Anyway, not a bad setup for a horror film. Lots of disturbing imagery and the first sequence where the two kids do something on tape that they don't remember doing in reality is a pretty good one.

Part of the film takes place in flashback, revealing the events leading up to the night the parents died. These sections start out as pretty obvious flashbacks, but during the course of the film they start becoming part of the phenomena as the characters and the film transition between the two time periods. It's a subtle shift and a nice way of blurring reality for both the characters and the audience.

Leave Daddy alone, he's thinking about his Fantasy League.

The actors do an excellent job and Katee Sackoff as the mother is pretty damn good as she slowly descends into paranoia and violence. The girl who plays the young Kaylie is also fantastic and is probably someone to watch in the future.  Everyone else - including Amy Pond - is really good except for the actor playing the young Tim. He's not bad, but he's awkward in a way that a lot of child actors are. I probably wouldn't have noticed if the actress playing the sister hadn't been so damn good.

Anyone want to make a crack about Starbuck? No? Good.

The tension ratchets up considerably as things go along and you begin to question everything the character see, hear and do. At points it feels like the past is actively stalking them through the house. It feels like things are going bad, but there's still that crack in the mirror - evidence that there's a way to hurt it. (That the flashbacks show there is no crack means we know that it's something that happened during that horrible night.)

And then... and then you realize that the monster is not only not playing fair, that it's pretty much omnipotent. That nothing the characters do matter, because there's really no chance for them to know what they're seeing/doing. The movie tries to paper over this early on by intimating that technology will show what really is happening. However, during the scene with the iPhone and the fiancé that's revealed to be useless as well. I mean - you're viewing the technology through compromised eyes. It doesn't really matter what the screen is showing.

After that, it all feels inevitable. There's no suspense, no really story left. You know how it's going to end. It left me feeling deflated and annoyed.

Don't be annoyed! How about a hug?

The Bottom Line
So close. It's not a bad movie, really - and for other people it's possible (or probable) that the thing that bothered me won't bother them at all.
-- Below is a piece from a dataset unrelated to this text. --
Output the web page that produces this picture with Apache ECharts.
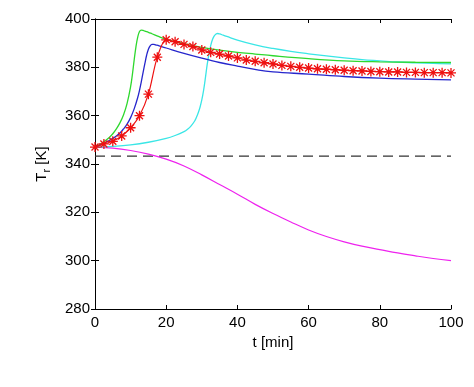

For me, it really undercut a strong showing - and I'm ticked at the loss of opportunity more than anything.

I also found myself thinking that this might have worked more interestingly as two separate films. Make the flashbacks a movie by itself - giving more time to the parents and the dissolution of the family - and then a sequel that's the modern day. That they defeated it (sorta) once would make me more willing to buy into that chance the second time around.